"You have not answered some six letters of mine. This, therefore, is my penultimate. I will write to you once more, but, after that—I swear by all the saints—I am silent and supercilious. I have met Curran at Holland House—he beats every body;—his imagination is beyond human, and his humour (it is difficult to define what is wit) perfect. Then he has fifty faces, and twice as many voices, when he mimics—I never met his equal. Now, were I a woman, and eke a virgin, that is the man I should make my Scamander. He is quite fascinating. Remember, I have met him but once; and you, who have known him long, may probably deduct from my panegyric. I almost fear to meet him again, lest the impression should be lowered. He talked a great deal about you—a theme never tiresome to me, nor any body else that I know. What a variety of expression he conjures into that naturally not very fine countenance of his! He absolutely changes it entirely. I have done—for I can't describe him, and you know him. On Sunday I return to * *, where I shall not be far from you.
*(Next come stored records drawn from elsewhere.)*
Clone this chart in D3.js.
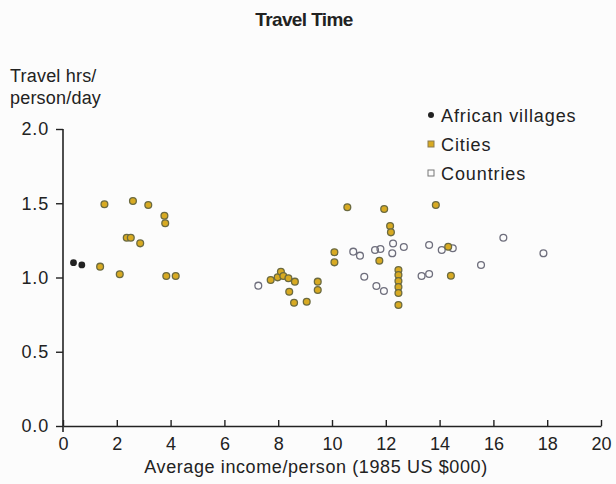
<!DOCTYPE html>
<html>
<head>
<meta charset="utf-8">
<script src="https://cdn.jsdelivr.net/npm/d3@7"></script>
<style>
  body { margin: 0; background: #fcfcfc; }
  text { font-family: "Liberation Sans", Arial, sans-serif; fill: #222; }
</style>
</head>
<body>
<script>
// data: income ($000) and travel hrs/person/day
var villageIncome = [0.39, 0.70]
var villageHours  = [1.10, 1.085]

var cityIncome = [1.38, 1.54, 2.11, 2.60, 2.37, 2.52, 2.87, 3.17, 3.77, 3.80, 3.84, 4.19,
                  7.72, 7.98, 8.10, 8.19, 8.38, 8.62, 8.41, 8.59, 9.06, 9.47, 9.47,
                  10.09, 10.09, 10.57, 11.94, 12.16, 12.19, 11.76,
                  12.47, 12.47, 12.47, 12.47, 12.47, 12.47, 14.32, 14.42, 13.86]
var cityHours  = [1.073, 1.493, 1.022, 1.515, 1.268, 1.268, 1.23, 1.488, 1.416, 1.365, 1.01, 1.01,
                  0.983, 1.001, 1.039, 1.01, 0.995, 0.972, 0.904, 0.83, 0.837, 0.972, 0.916,
                  1.17, 1.102, 1.473, 1.461, 1.347, 1.304, 1.113,
                  1.05, 1.017, 0.976, 0.936, 0.896, 0.815, 1.207, 1.012, 1.488]

var countryIncome = [7.26, 10.79, 11.04, 11.20, 11.60, 11.80, 11.65, 11.93, 12.27, 12.24, 12.67,
                     13.33, 13.61, 13.61, 14.08, 14.49, 15.54, 16.37, 17.86]
var countryHours  = [0.945, 1.174, 1.147, 1.005, 1.185, 1.192, 0.943, 0.909, 1.229, 1.163, 1.205,
                     1.01, 1.024, 1.219, 1.185, 1.197, 1.084, 1.268, 1.163]

var xTicks = [0, 2, 4, 6, 8, 10, 12, 14, 16, 18, 20]
var yTicks = [0, 0.5, 1.0, 1.5, 2.0]
var legendNames = ["African villages", "Cities", "Countries"]

// pairs for drawing
function zipUp(xs, ys){
  var out = []
  for (var i = 0; i < xs.length; i++) out.push({x: xs[i], y: ys[i]})
  return out
}
var villages = zipUp(villageIncome, villageHours)
var cities = zipUp(cityIncome, cityHours)
var countries = zipUp(countryIncome, countryHours)

var W = 616, H = 484
// plot box edges in px ("top" is taken by window.top, so prefixed)
var plotLeft = 63, plotRight = 601, plotTop = 129, plotBottom = 426
var dotR = 3.4

var svg = d3.select("body").append("svg")
  .attr("width", W).attr("height", H)

var xScale = d3.scaleLinear().domain([0, 20]).range([plotLeft, plotRight])
var yScale = d3.scaleLinear().domain([0, 2]).range([plotBottom, plotTop])

// title + axis labels
svg.append("text")
  .attr("x", 304).attr("y", 26)
  .attr("text-anchor", "middle")
  .style("font-size", "19px").style("font-weight", "bold").style("letter-spacing", "-0.6px")
  .text("Travel Time")

svg.append("text").attr("x", 10).attr("y", 82)
  .style("font-size", "18px").style("letter-spacing", "0.2px").text("Travel hrs/")
svg.append("text").attr("x", 10).attr("y", 104)
  .style("font-size", "18px").style("letter-spacing", "0.2px").text("person/day")

svg.append("text")
  .attr("x", 316).attr("y", 473)
  .attr("text-anchor", "middle")
  .style("font-size", "18px").style("letter-spacing", "0.6px")
  .text("Average income/person (1985 US $000)")

// y axis
var yAxis = svg.append("g")
  .attr("transform", "translate(" + plotLeft + ",0)")
  .call(d3.axisLeft(yScale).tickValues(yTicks).tickFormat(d3.format(".1f"))
        .tickSize(7).tickSizeOuter(0).tickPadding(7))
yAxis.select(".domain").remove()
yAxis.selectAll("text").style("font-size", "18px").style("letter-spacing", "0.8px").attr("fill", "#222")
yAxis.selectAll("line").attr("stroke", "#222").attr("stroke-width", 1.4)

svg.append("line")
  .attr("x1", plotLeft).attr("x2", plotLeft)
  .attr("y1", yScale(2)).attr("y2", plotBottom + 6)
  .attr("stroke", "#222").attr("stroke-width", 1.6)

// x axis, ticks pointing up
var xAxis = svg.append("g")
  .attr("transform", "translate(0," + plotBottom + ")")
  .call(d3.axisBottom(xScale).tickValues(xTicks).tickFormat(d3.format("d"))
        .tickSize(-6).tickSizeOuter(0).tickPadding(11))
xAxis.select(".domain").attr("stroke", "#222").attr("stroke-width", 1.6)
xAxis.selectAll("text").style("font-size", "18px").attr("fill", "#222")
xAxis.selectAll("line").attr("stroke", "#222").attr("stroke-width", 1.4)

// points
svg.append("g").selectAll("circle")
  .data(countries).enter().append("circle")
  .attr("cx", function(d){ return xScale(d.x) })
  .attr("cy", function(d){ return yScale(d.y) })
  .attr("r", dotR)
  .attr("fill", "none")
  .attr("stroke", "#6e6e7c").attr("stroke-width", 1.3)

svg.append("g").selectAll("circle")
  .data(cities).enter().append("circle")
  .attr("cx", function(d){ return xScale(d.x) })
  .attr("cy", function(d){ return yScale(d.y) })
  .attr("r", dotR)
  .attr("fill", "#d8aa22")
  .attr("stroke", "#6b6a40").attr("stroke-width", 1.3)

svg.append("g").selectAll("circle")
  .data(villages).enter().append("circle")
  .attr("cx", function(d){ return xScale(d.x) })
  .attr("cy", function(d){ return yScale(d.y) })
  .attr("r", dotR)
  .attr("fill", "#222")

// legend
var legend = svg.append("g").attr("transform", "translate(431,115)")
legendNames.forEach(function(name, i){
  var row = legend.append("g").attr("transform", "translate(0," + (i * 29) + ")")
  if (i == 0) {
    row.append("circle").attr("r", 3).attr("fill", "#222")
  } else if (i == 1) {
    row.append("rect").attr("x", -3).attr("y", -3).attr("width", 6).attr("height", 6)
      .attr("fill", "#d8aa22").attr("stroke", "#8a7a50").attr("stroke-width", 1)
  } else {
    row.append("rect").attr("x", -3).attr("y", -3).attr("width", 6).attr("height", 6)
      .attr("fill", "none").attr("stroke", "#777").attr("stroke-width", 1)
  }
  row.append("text").attr("x", 10).attr("y", 6.5)
    .style("font-size", "18px").style("letter-spacing", "0.9px").text(name)
})
</script>
</body>
</html>
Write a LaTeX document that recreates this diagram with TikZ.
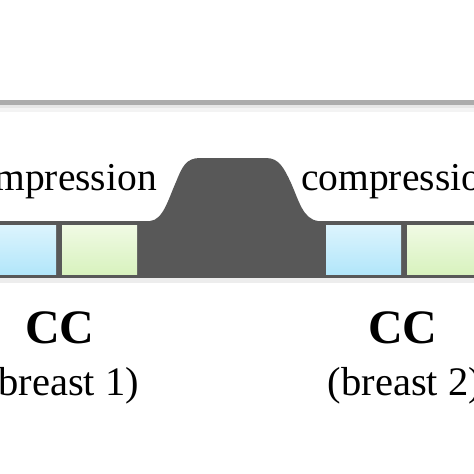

Perhaps I shall hear from you in the mean time. Good night.

"Saturday morn—Your letter has cancelled all my anxieties. I did not suspect you in earnest. Modest again! Because I don't do a very shabby thing, it seems, I 'don't fear your competition.' If it were reduced to an alternative of preference, I should dread you, as much as Satan does Michael. But is there not room enough in our respective regions? Go on—it will soon be my turn to forgive. To-day I dine with Mackintosh and Mrs. Stale—as John Bull may be pleased to denominate Corinne—whom I saw last night, at Covent Garden, yawning over the humour of Falstaff.

"The reputation of 'gloom,' if one's friends are not included in the reputants, is of great service; as it saves one from a legion of impertinents, in the shape of common-place acquaintance. But thou know'st I can be a right merry and conceited fellow, and rarely 'larmoyant.' Murray shall reinstate your line forthwith.[85] I believe the blunder in the motto was mine:—and yet I have, in general, a memory for you, and am sure it was rightly printed at first.
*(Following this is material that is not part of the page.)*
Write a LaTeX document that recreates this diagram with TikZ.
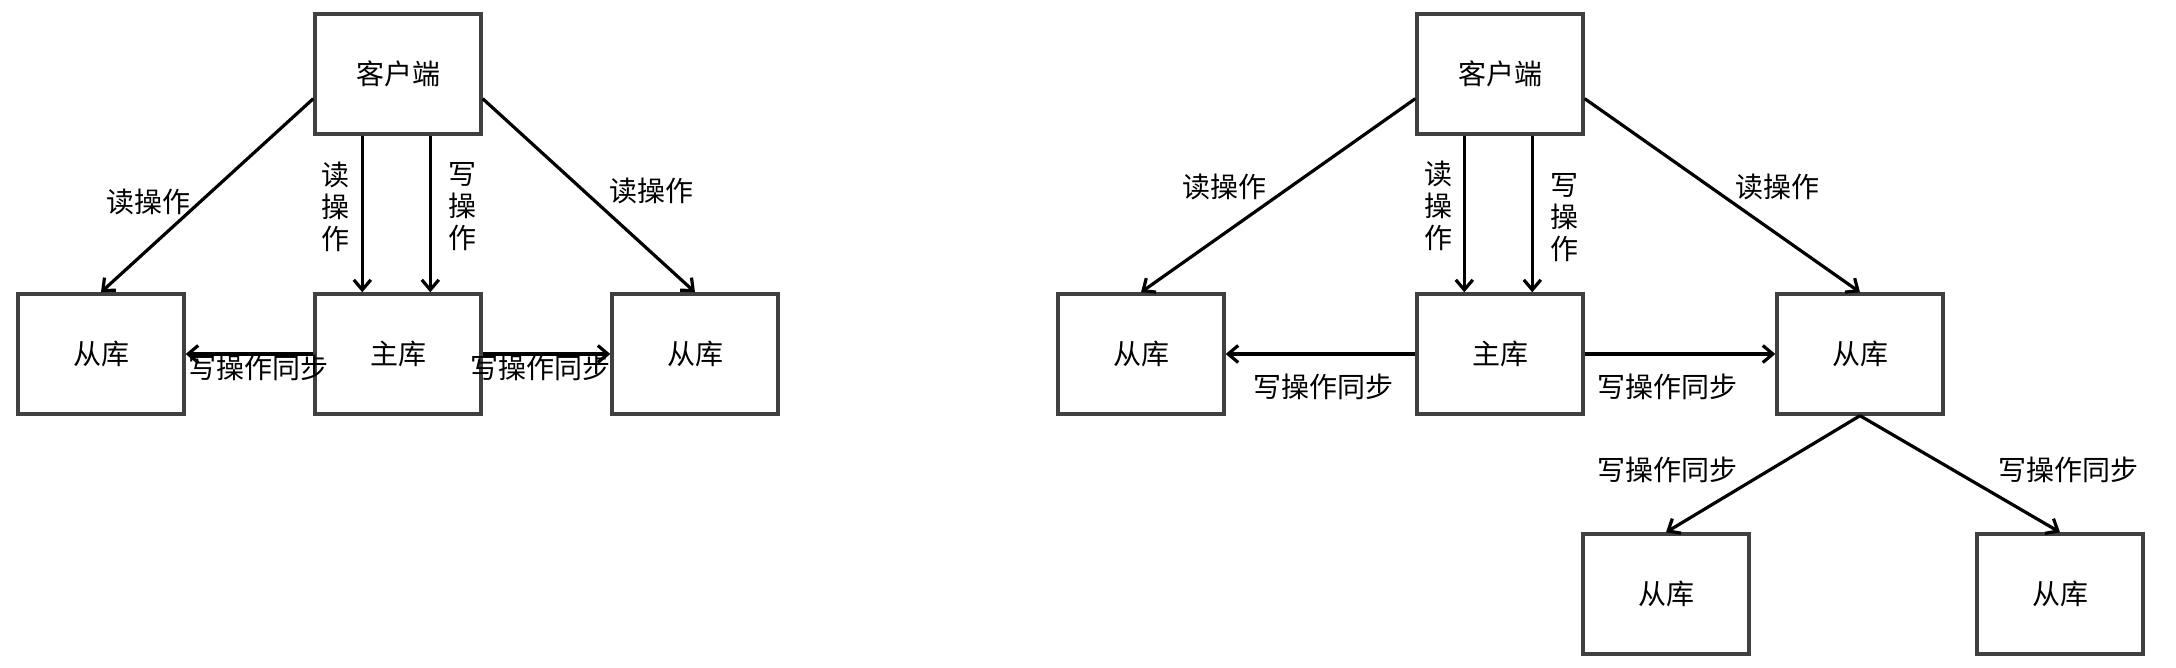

"I do 'blush' very often, if I may believe Ladies H. and M.;—but luckily, at present, no one sees me. Adieu."


LETTER 141. TO MR. MOORE.

"November 30. 1813.

"Since I last wrote to you, much has occurred, good, bad, and indifferent,—not to make me forget you, but to prevent me from reminding you of one who, nevertheless, has often thought of you, and to whom your thoughts, in many a measure, have frequently been a consolation. We were once very near neighbours this autumn; and a good and bad neighbourhood it has proved to me. Suffice it to say, that your French quotation was confoundedly to the purpose,—though very unexpectedly pertinent, as you may imagine by what I said before, and my silence since. However, 'Richard's himself again,' and except all night and some part of the morning, I don't think very much about the matter.
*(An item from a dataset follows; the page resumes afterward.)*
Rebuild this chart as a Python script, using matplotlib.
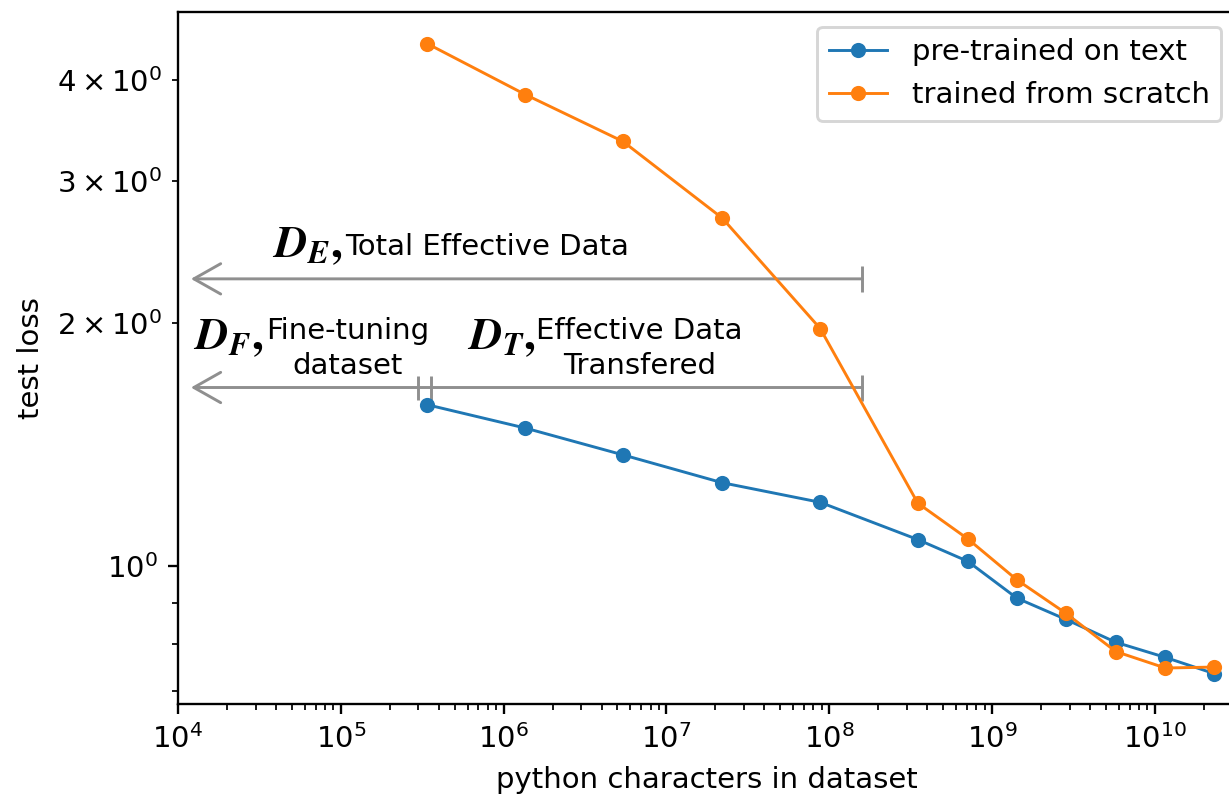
import matplotlib
matplotlib.use("Agg")
import matplotlib.pyplot as plt

# ---- data ----
chars = [3.4e5, 1.36e6, 5.4e6, 2.2e7, 8.8e7, 3.5e8, 7.1e8, 1.42e9, 2.85e9, 5.75e9, 1.16e10, 2.32e10]
pretrained_loss = [1.585, 1.483, 1.374, 1.269, 1.200, 1.079, 1.014, 0.913, 0.859, 0.805, 0.771, 0.736]
scratch_loss = [4.44, 3.84, 3.36, 2.70, 1.97, 1.197, 1.081, 0.962, 0.874, 0.784, 0.748, 0.750]
series_labels = ["pre-trained on text", "trained from scratch"]
x_label = "python characters in dataset"
y_label = "test loss"

# annotation anchors (data coordinates)
arrow_left = 1.2e4
arrow_right = 1.6e8
de_y = 2.27
df_y = 1.665
df_bars = [3.0e5, 3.6e5]

DPI = 210
fig = plt.figure(figsize=(1229 / DPI, 797 / DPI), dpi=DPI)
ax = fig.add_axes([178 / 1229, 93 / 797, 1058 / 1229, 692 / 797])

ax.plot(chars, pretrained_loss, marker="o", ms=4.2, lw=1.0, color="tab:blue", label=series_labels[0], zorder=3)
ax.plot(chars, scratch_loss, marker="o", ms=4.2, lw=1.0, color="tab:orange", label=series_labels[1], zorder=3)
ax.set_xscale("log")
ax.set_yscale("log")
ax.set_xlim(1e4, 3.15e10)
ax.set_ylim(0.675, 4.86)
ax.set_xlabel(x_label)
ax.set_ylabel(y_label)
ax.legend(loc="upper right", handletextpad=0.85)

gcol = "#8f8f8f"
aprops = dict(arrowstyle="->,head_length=0.46,head_width=0.26", color=gcol, lw=1.0,
              shrinkA=0, shrinkB=0, mutation_scale=20)
for yy in (de_y, df_y):
    ax.annotate("", xy=(arrow_left, yy), xytext=(arrow_right, yy), arrowprops=aprops, zorder=1)
    ax.plot([arrow_right], [yy], marker="|", ms=8.6, mew=1.0, color=gcol, zorder=1)
for xb in df_bars:
    ax.plot([xb], [df_y], marker="|", ms=8.0, mew=1.0, color=gcol, zorder=1)

dsize = 15.5
ax.text(3.76e4, 2.415, r"$\mathbfit{D}_{\mathbfit{E}}\mathbf{,}$", fontsize=dsize,
        math_fontfamily="stix", ha="left", va="baseline")
ax.text(1.07e5, 2.427, "Total Effective Data", ha="left", va="baseline")

ax.text(1.24e4, 1.859, r"$\mathbfit{D}_{\mathbfit{F}}\mathbf{,}$", fontsize=dsize,
        math_fontfamily="stix", ha="left", va="baseline")
ax.text(1.1e5, 1.913, "Fine-tuning", ha="center", va="baseline")
ax.text(1.1e5, 1.731, "dataset", ha="center", va="baseline")

ax.text(5.98e5, 1.859, r"$\mathbfit{D}_{\mathbfit{T}}\mathbf{,}$", fontsize=dsize,
        math_fontfamily="stix", ha="left", va="baseline")
ax.text(6.8e6, 1.913, "Effective Data", ha="center", va="baseline")
ax.text(6.8e6, 1.731, "Transfered", ha="center", va="baseline")

fig.savefig("out.png", dpi=DPI)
"All convulsions end with me in rhyme; and to solace my midnights, I have scribbled another Turkish story[86]—not a Fragment—which you will receive soon after this. It does not trench upon your kingdom in the least, and if it did, you would soon reduce me to my proper boundaries. You will think, and justly, that I run some risk of losing the little I have gained in fame, by this further experiment on public patience; but I have really ceased to care on that head. I have written this, and published it, for the sake of the employment,—to wring my thoughts from reality, and take refuge in 'imaginings,' however 'horrible;' and, as to success! those who succeed will console me for a failure—excepting yourself and one or two more, whom luckily I love too well to wish one leaf of their laurels a tint yellower. This is the work of a week, and will be the reading of an hour to you, or even less,—and so, let it go * * * *.

"P.S. Ward and I talk of going to Holland. I want to see how a Dutch canal looks after the Bosphorus. Pray respond."